Aim of the task:
Restate the data word for word and leave the images out.

--- START ---

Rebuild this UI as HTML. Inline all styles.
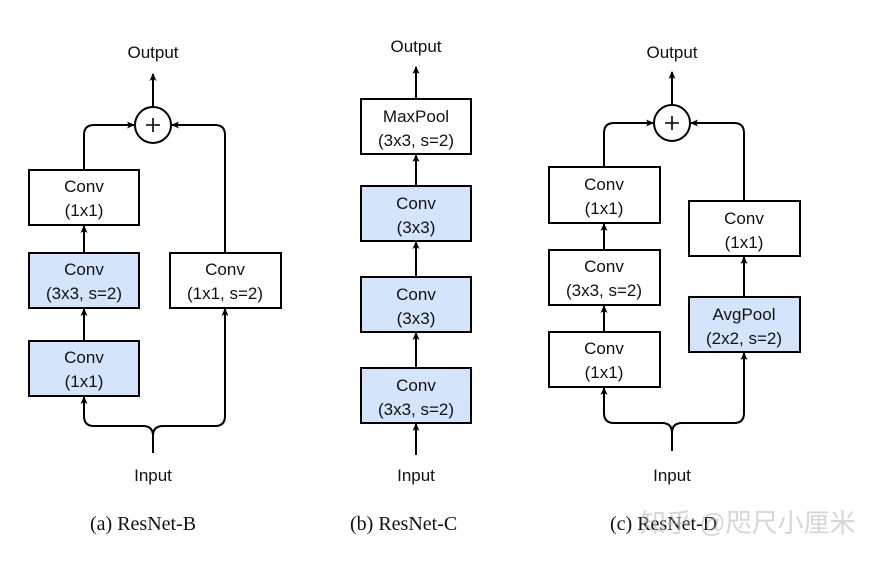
<!DOCTYPE html>
<html><head><style>html,body{margin:0;padding:0;background:#fff}</style></head><body>
<svg width="874" height="556" viewBox="0 0 874 556" xmlns="http://www.w3.org/2000/svg" font-family="Liberation Sans, sans-serif">
<defs><marker id="a" markerWidth="8" markerHeight="8" refX="7" refY="4" orient="auto" markerUnits="userSpaceOnUse"><path d="M0,0.5 L8,4 L0,7.5 L2,4 Z" fill="#000"/></marker></defs>
<g stroke="#000" stroke-width="2" fill="none">
<rect x="29" y="170" width="110" height="55" fill="#fff"/>
<rect x="29" y="253" width="110" height="55" fill="#d4e4fa"/>
<rect x="29" y="341" width="110" height="55" fill="#d4e4fa"/>
<rect x="170" y="253" width="111" height="55" fill="#fff"/>
<circle cx="153" cy="125" r="18" fill="#fff"/>
<path d="M153,453 V436 Q153,426 143,426 H94 Q84,426 84,416 V397" marker-end="url(#a)"/>
<path d="M153,436 Q153,426 163,426 H215 Q225,426 225,416 V309" marker-end="url(#a)"/>
<path d="M84,341 V309" marker-end="url(#a)"/>
<path d="M84,253 V226" marker-end="url(#a)"/>
<path d="M84,170 V135 Q84,125 94,125 H134" marker-end="url(#a)"/>
<path d="M225,253 V135 Q225,125 215,125 H172" marker-end="url(#a)"/>
<path d="M153,107 V74" marker-end="url(#a)"/>
<rect x="361" y="99" width="110" height="55" fill="#fff"/>
<rect x="361" y="186" width="110" height="55" fill="#d4e4fa"/>
<rect x="361" y="277" width="110" height="55" fill="#d4e4fa"/>
<rect x="361" y="368" width="110" height="55" fill="#d4e4fa"/>
<path d="M416,455 V424" marker-end="url(#a)"/>
<path d="M416,368 V333" marker-end="url(#a)"/>
<path d="M416,277 V242" marker-end="url(#a)"/>
<path d="M416,186 V155" marker-end="url(#a)"/>
<path d="M416,99 V67" marker-end="url(#a)"/>
<rect x="549" y="167" width="111" height="56" fill="#fff"/>
<rect x="549" y="250" width="111" height="55" fill="#fff"/>
<rect x="549" y="332" width="111" height="55" fill="#fff"/>
<rect x="689" y="201" width="111" height="55" fill="#fff"/>
<rect x="689" y="297" width="111" height="55" fill="#d4e4fa"/>
<circle cx="672" cy="123" r="18" fill="#fff"/>
<path d="M672,451 V433 Q672,423 662,423 H614 Q604,423 604,413 V388" marker-end="url(#a)"/>
<path d="M672,433 Q672,423 682,423 H734 Q744,423 744,413 V353" marker-end="url(#a)"/>
<path d="M744,297 V257" marker-end="url(#a)"/>
<path d="M604,332 V306" marker-end="url(#a)"/>
<path d="M604,250 V224" marker-end="url(#a)"/>
<path d="M604,167 V133 Q604,123 614,123 H653" marker-end="url(#a)"/>
<path d="M744,201 V133 Q744,123 734,123 H691" marker-end="url(#a)"/>
<path d="M672,105 V72" marker-end="url(#a)"/>
</g>
<g stroke="#000" stroke-width="1.6">
<path d="M146,125 H160 M153,118 V132"/>
<path d="M665,123 H679 M672,116 V130"/>
</g>
<g font-size="17" text-anchor="middle" fill="#111">
<text x="153" y="58">Output</text>
<text x="153" y="481">Input</text>
<text x="84" y="192">Conv</text><text x="84" y="216">(1x1)</text>
<text x="84" y="275">Conv</text><text x="84" y="299">(3x3, s=2)</text>
<text x="84" y="363">Conv</text><text x="84" y="387">(1x1)</text>
<text x="225" y="275">Conv</text><text x="225" y="299">(1x1, s=2)</text>
<text x="416" y="52">Output</text>
<text x="416" y="481">Input</text>
<text x="416" y="122">MaxPool</text><text x="416" y="146">(3x3, s=2)</text>
<text x="416" y="209">Conv</text><text x="416" y="233">(3x3)</text>
<text x="416" y="300">Conv</text><text x="416" y="324">(3x3)</text>
<text x="416" y="391">Conv</text><text x="416" y="415">(3x3, s=2)</text>
<text x="672" y="58">Output</text>
<text x="672" y="481">Input</text>
<text x="604" y="190">Conv</text><text x="604" y="214">(1x1)</text>
<text x="604" y="272">Conv</text><text x="604" y="296">(3x3, s=2)</text>
<text x="604" y="354">Conv</text><text x="604" y="378">(1x1)</text>
<text x="744" y="224">Conv</text><text x="744" y="248">(1x1)</text>
<text x="744" y="320">AvgPool</text><text x="744" y="344">(2x2, s=2)</text>
</g>
<g font-family="Liberation Serif, serif" font-size="20" fill="#111">
<text x="90" y="530">(a) ResNet-B</text>
<text x="350" y="530">(b) ResNet-C</text>
<text x="610" y="530">(c) ResNet-D</text>
</g>
<text x="640" y="532" font-family="Liberation Sans, 'Noto Sans CJK SC', sans-serif" font-size="26" fill="#bbb" fill-opacity="0.6">知乎 @咫尺小厘米</text>
</svg>
</body></html>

--- END ---

Complete output:
Rebuild this UI as HTML. Inline all styles.
<!DOCTYPE html>
<html><head><style>html,body{margin:0;padding:0;background:#fff}</style></head><body>
<svg width="874" height="556" viewBox="0 0 874 556" xmlns="http://www.w3.org/2000/svg" font-family="Liberation Sans, sans-serif">
<defs><marker id="a" markerWidth="8" markerHeight="8" refX="7" refY="4" orient="auto" markerUnits="userSpaceOnUse"><path d="M0,0.5 L8,4 L0,7.5 L2,4 Z" fill="#000"/></marker></defs>
<g stroke="#000" stroke-width="2" fill="none">
<rect x="29" y="170" width="110" height="55" fill="#fff"/>
<rect x="29" y="253" width="110" height="55" fill="#d4e4fa"/>
<rect x="29" y="341" width="110" height="55" fill="#d4e4fa"/>
<rect x="170" y="253" width="111" height="55" fill="#fff"/>
<circle cx="153" cy="125" r="18" fill="#fff"/>
<path d="M153,453 V436 Q153,426 143,426 H94 Q84,426 84,416 V397" marker-end="url(#a)"/>
<path d="M153,436 Q153,426 163,426 H215 Q225,426 225,416 V309" marker-end="url(#a)"/>
<path d="M84,341 V309" marker-end="url(#a)"/>
<path d="M84,253 V226" marker-end="url(#a)"/>
<path d="M84,170 V135 Q84,125 94,125 H134" marker-end="url(#a)"/>
<path d="M225,253 V135 Q225,125 215,125 H172" marker-end="url(#a)"/>
<path d="M153,107 V74" marker-end="url(#a)"/>
<rect x="361" y="99" width="110" height="55" fill="#fff"/>
<rect x="361" y="186" width="110" height="55" fill="#d4e4fa"/>
<rect x="361" y="277" width="110" height="55" fill="#d4e4fa"/>
<rect x="361" y="368" width="110" height="55" fill="#d4e4fa"/>
<path d="M416,455 V424" marker-end="url(#a)"/>
<path d="M416,368 V333" marker-end="url(#a)"/>
<path d="M416,277 V242" marker-end="url(#a)"/>
<path d="M416,186 V155" marker-end="url(#a)"/>
<path d="M416,99 V67" marker-end="url(#a)"/>
<rect x="549" y="167" width="111" height="56" fill="#fff"/>
<rect x="549" y="250" width="111" height="55" fill="#fff"/>
<rect x="549" y="332" width="111" height="55" fill="#fff"/>
<rect x="689" y="201" width="111" height="55" fill="#fff"/>
<rect x="689" y="297" width="111" height="55" fill="#d4e4fa"/>
<circle cx="672" cy="123" r="18" fill="#fff"/>
<path d="M672,451 V433 Q672,423 662,423 H614 Q604,423 604,413 V388" marker-end="url(#a)"/>
<path d="M672,433 Q672,423 682,423 H734 Q744,423 744,413 V353" marker-end="url(#a)"/>
<path d="M744,297 V257" marker-end="url(#a)"/>
<path d="M604,332 V306" marker-end="url(#a)"/>
<path d="M604,250 V224" marker-end="url(#a)"/>
<path d="M604,167 V133 Q604,123 614,123 H653" marker-end="url(#a)"/>
<path d="M744,201 V133 Q744,123 734,123 H691" marker-end="url(#a)"/>
<path d="M672,105 V72" marker-end="url(#a)"/>
</g>
<g stroke="#000" stroke-width="1.6">
<path d="M146,125 H160 M153,118 V132"/>
<path d="M665,123 H679 M672,116 V130"/>
</g>
<g font-size="17" text-anchor="middle" fill="#111">
<text x="153" y="58">Output</text>
<text x="153" y="481">Input</text>
<text x="84" y="192">Conv</text><text x="84" y="216">(1x1)</text>
<text x="84" y="275">Conv</text><text x="84" y="299">(3x3, s=2)</text>
<text x="84" y="363">Conv</text><text x="84" y="387">(1x1)</text>
<text x="225" y="275">Conv</text><text x="225" y="299">(1x1, s=2)</text>
<text x="416" y="52">Output</text>
<text x="416" y="481">Input</text>
<text x="416" y="122">MaxPool</text><text x="416" y="146">(3x3, s=2)</text>
<text x="416" y="209">Conv</text><text x="416" y="233">(3x3)</text>
<text x="416" y="300">Conv</text><text x="416" y="324">(3x3)</text>
<text x="416" y="391">Conv</text><text x="416" y="415">(3x3, s=2)</text>
<text x="672" y="58">Output</text>
<text x="672" y="481">Input</text>
<text x="604" y="190">Conv</text><text x="604" y="214">(1x1)</text>
<text x="604" y="272">Conv</text><text x="604" y="296">(3x3, s=2)</text>
<text x="604" y="354">Conv</text><text x="604" y="378">(1x1)</text>
<text x="744" y="224">Conv</text><text x="744" y="248">(1x1)</text>
<text x="744" y="320">AvgPool</text><text x="744" y="344">(2x2, s=2)</text>
</g>
<g font-family="Liberation Serif, serif" font-size="20" fill="#111">
<text x="90" y="530">(a) ResNet-B</text>
<text x="350" y="530">(b) ResNet-C</text>
<text x="610" y="530">(c) ResNet-D</text>
</g>
<text x="640" y="532" font-family="Liberation Sans, 'Noto Sans CJK SC', sans-serif" font-size="26" fill="#bbb" fill-opacity="0.6">知乎 @咫尺小厘米</text>
</svg>
</body></html>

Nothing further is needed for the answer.